The Federal Trade Commission has set seven marketing-related priorities for 2004. Lee Peeler, deputy director of the FTC’s Bureau of Consumer Protection, outlined them in his keynote presentation Tuesday:
-
Enforce the Do Not Call list. “This is a hugely popular initiative that the FTC will make sure succeeds,” Peeler said.
-
Enforce existing provisions of the Telemarketing Sales Rule that limit up-selling and marketers’ use of pre-acquired account information.
-
Crack down on deceptive weight-loss product ads.
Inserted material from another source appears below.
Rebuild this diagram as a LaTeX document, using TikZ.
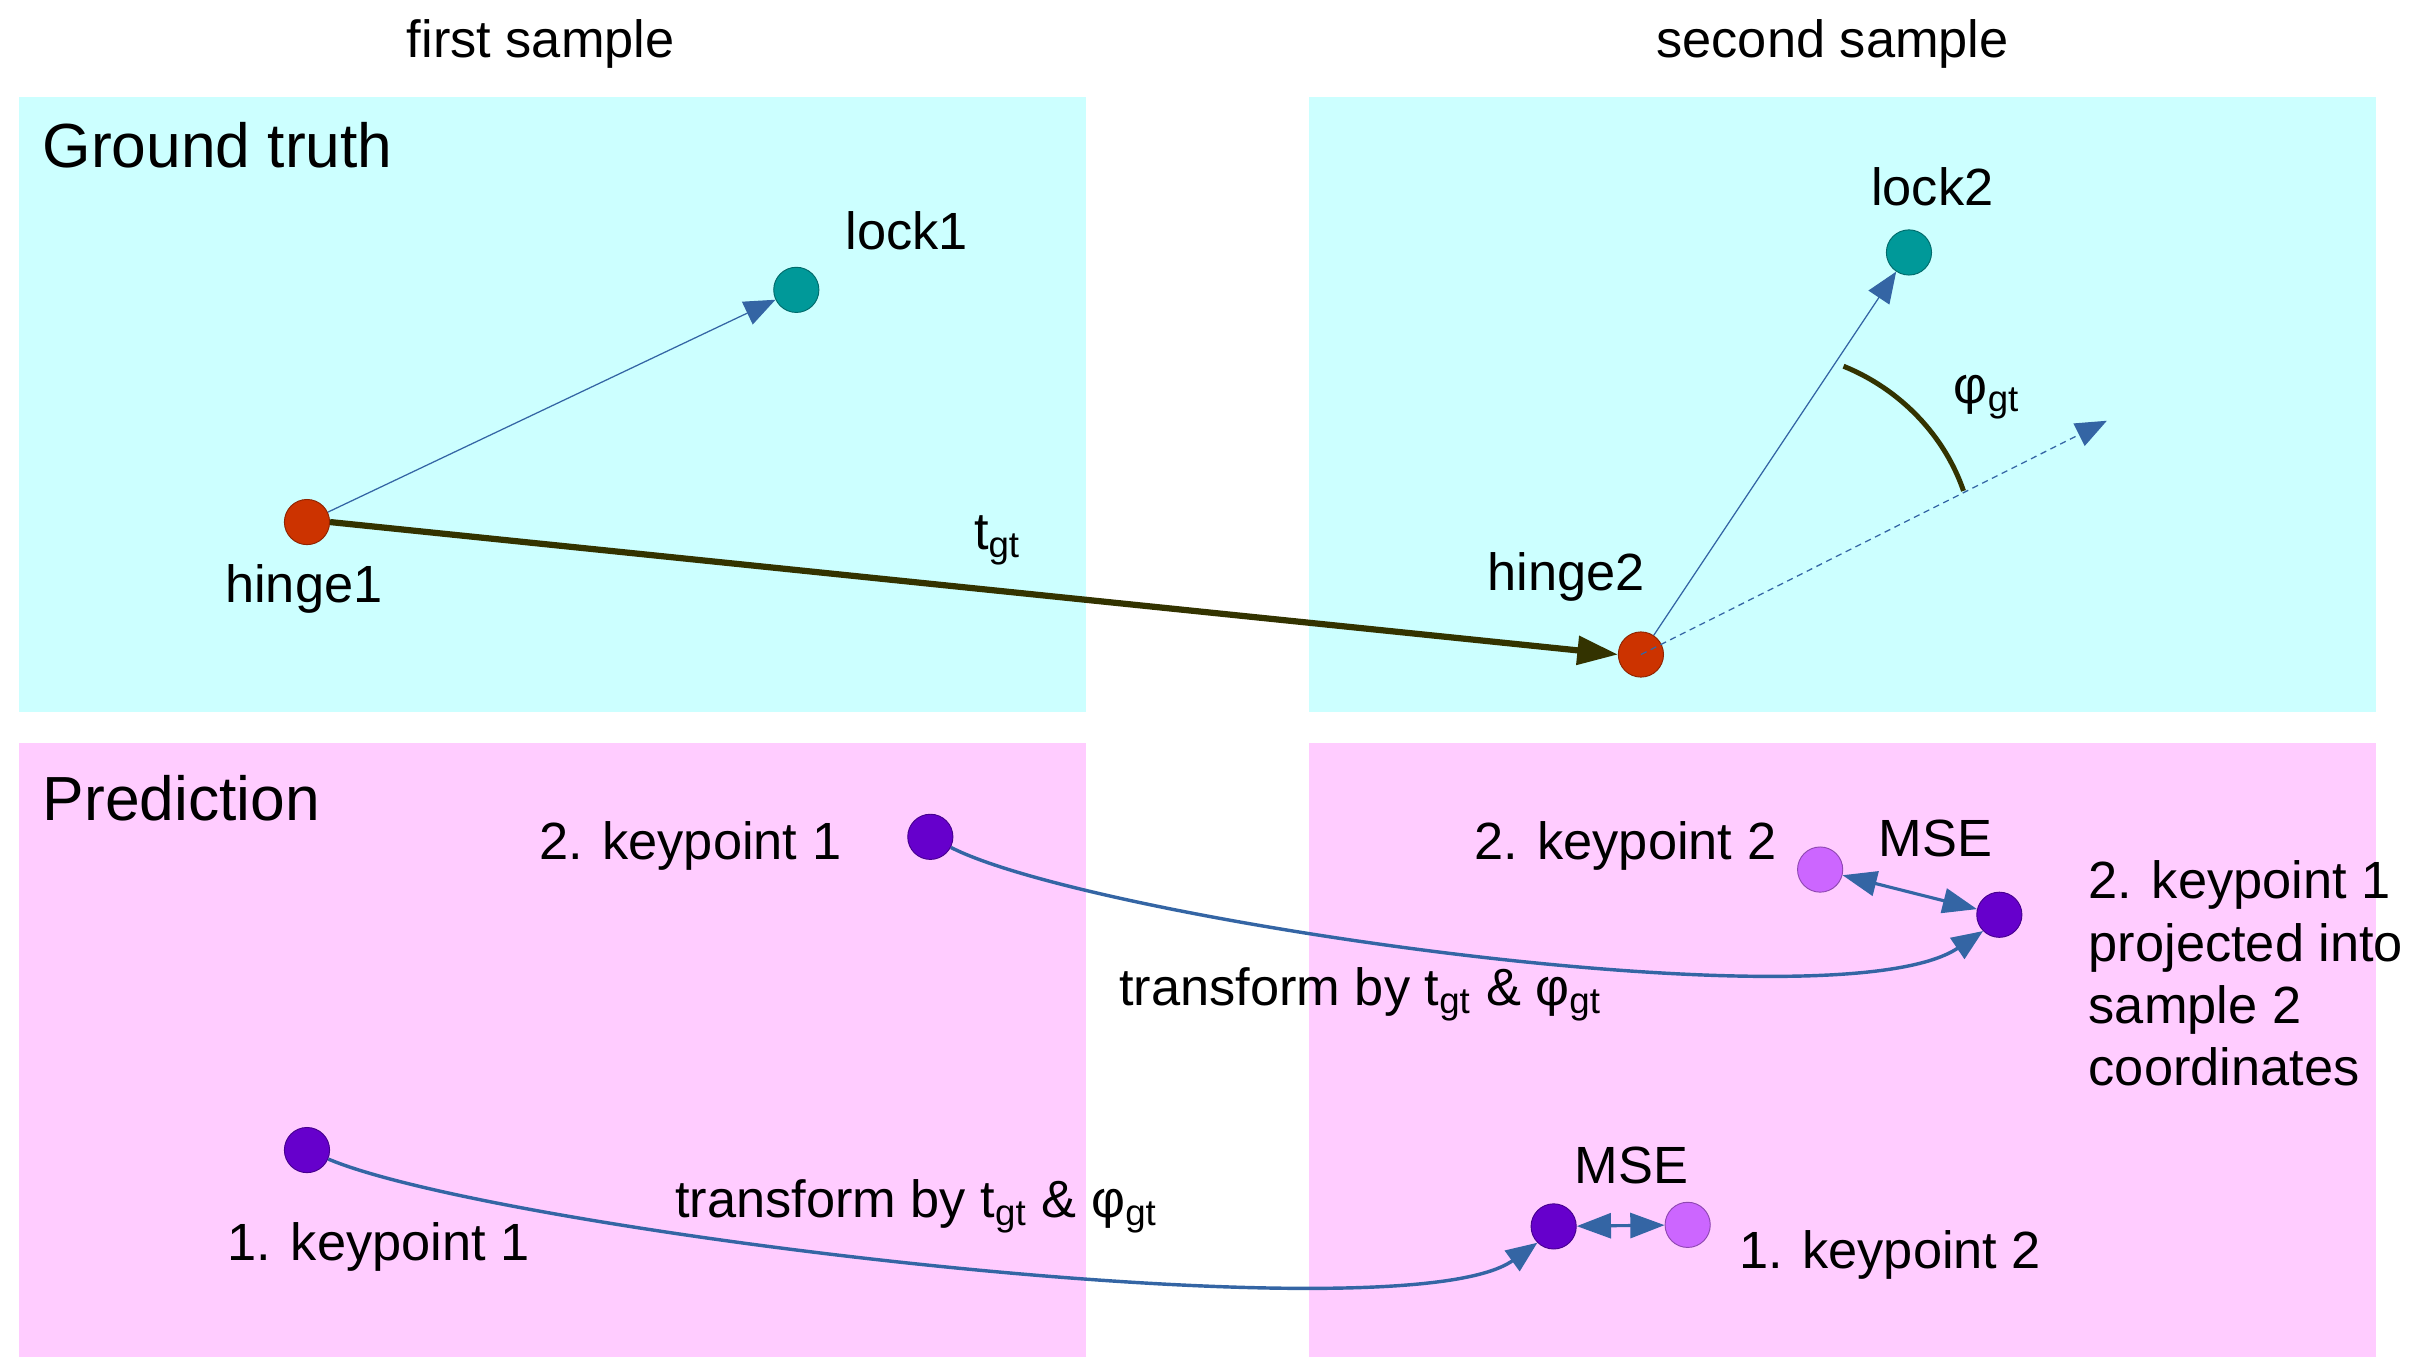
\documentclass[tikz,border=0pt]{standalone}
\usepackage{fontspec}
\setmainfont{Liberation Sans}
\usetikzlibrary{arrows.meta}
\definecolor{cyanbg}{HTML}{CCFFFF}
\definecolor{pinkbg}{HTML}{FFCCFF}
\definecolor{hred}{HTML}{CC3300}
\definecolor{lteal}{HTML}{009999}
\definecolor{kdark}{HTML}{6600CC}
\definecolor{klight}{HTML}{CC66FF}
\definecolor{ablue}{HTML}{3465A4}
\definecolor{olive}{HTML}{333300}
\begin{document}
\begin{tikzpicture}[x=0.5pt,y=-0.5pt,
  txt/.style={font=\fontsize{16.8}{20}\selectfont, inner sep=0pt},
  big/.style={font=\fontsize{20}{24}\selectfont, inner sep=0pt, anchor=west},
  dot/.style={circle, minimum size=14.5pt, inner sep=0pt, draw=#1!70!black, line width=0.3pt, fill=#1},
  thin/.style={draw=ablue, line width=0.4pt, -{Triangle[length=10pt,width=8pt]}},
  curv/.style={draw=ablue, line width=1.1pt, -{Triangle[length=10pt,width=8pt]}},
  mse/.style={draw=ablue, line width=1pt, {Triangle[length=11pt,width=8pt]}-{Triangle[length=11pt,width=8pt]}}]
\useasboundingbox (0,0) rectangle (1560,879);
\fill[cyanbg] (12,62) rectangle (697,457);
\fill[cyanbg] (840,62) rectangle (1525,457);
\fill[pinkbg] (12,477) rectangle (697,871);
\fill[pinkbg] (840,477) rectangle (1525,871);
\node[txt] (t1) at (347,28) {first sample};
\node[txt] (t2) at (1176,28) {second sample};
\node[big] (gt) at (27,93) {Ground truth};
\node[big] (pr) at (27,512) {Prediction};
% ground truth
\node[dot=hred] (h1) at (197,335) {};
\node[txt] (h1l) at (195,378) {hinge1};
\node[dot=lteal] (l1) at (511,186) {};
\node[txt] (l1l) at (582,148) {lock1};
\node[dot=hred] (h2) at (1053,420) {};
\node[txt] (h2l) at (1005,370) {hinge2};
\node[dot=lteal] (l2) at (1225,162) {};
\node[txt] (l2l) at (1240,120) {lock2};
\coordinate (dd) at (1352,270);
\draw[thin] (h1) -- (l1);
\draw[thin] (h2) -- (l2);
\draw[thin, dash pattern=on 2pt off 1.5pt] (h2.center) -- (dd);
\draw[olive, line width=2pt, -{Triangle[length=13pt,width=9pt]}] (h1.east) -- (h2.west);
\node[txt] (tgt) at (640,347) {t\textsubscript{gt}};
\draw[olive, line width=1.6pt] (1183,235) .. controls (1220,250) and (1248,280) .. (1260,315);
\node[txt] (phi) at (1275,255) {φ\textsubscript{gt}};
% prediction
\node[dot=kdark] (k21) at (597,537) {};
\node[txt] (k21l) at (443,543) {2. keypoint 1};
\node[dot=kdark] (k21p) at (1283,587) {};
\node[dot=klight] (k22) at (1168,558) {};
\node[txt] (k22l) at (1043,543) {2. keypoint 2};
\node[txt] (mse2) at (1242,538) {MSE};
\draw[mse] (k22) -- (k21p);
\node[txt, anchor=north west, align=left] (proj) at (1340,552) {2. keypoint 1\\projected into\\sample 2\\coordinates};
\draw[curv] (k21) .. controls (700,590) and (1180,660) .. (k21p.south west);
\node[txt] (tr2) at (873,638) {transform by t\textsubscript{gt} \& φ\textsubscript{gt}};
\node[dot=kdark] (k11) at (197,738) {};
\node[txt] (k11l) at (243,800) {1. keypoint 1};
\node[dot=kdark] (k11p) at (997,787) {};
\node[dot=klight] (k12) at (1083,786) {};
\node[txt] (mse1) at (1047,748) {MSE};
\node[txt] (k12l) at (1213,805) {1. keypoint 2};
\draw[mse] (k11p) -- (k12);
\draw[curv] (k11) .. controls (320,790) and (900,860) .. (k11p.south west);
\node[txt] (tr1) at (588,774) {transform by t\textsubscript{gt} \& φ\textsubscript{gt}};
\end{tikzpicture}
\end{document}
On Monday, the FTC launched a “Red Flags” education guide that lists seven claims that media staff should beware when accepting weight-loss ads. “Weight loss was one of the first FTC cases in the 1920s,” Peeler said. “Ads have gone from the back of the book to mainstream media.” Peeler doesn’t expect the scrutiny will spread to other product categories: “The weight loss area is unique. Claims are so outrageous and the science is so well-established that I don’t expect a confluence in other areas.”
-
Safeguard data security as part of ongoing consumer privacy protection.
-
Track down sources of deceptive spam, and “dedicate significant resources” to enforcing the Can Spam Act, which is expected to be signed into law by Jan. 1, 2004. “Passage of the legislation is not the occasion to declare victory,” Peeler said. “This is an enforcement issue and a technological challenge for the industry.”
-
Keep monitoring consumers’ rebates complaints. “We’re serious about consumers getting rebates when they’re promised. We don’t want manufacturers and fulfillment houses pointing fingers about who didn’t send the rebate check.”
-
Pursue fraud of all varieties.
The PMA Law Conference was held in Chicago.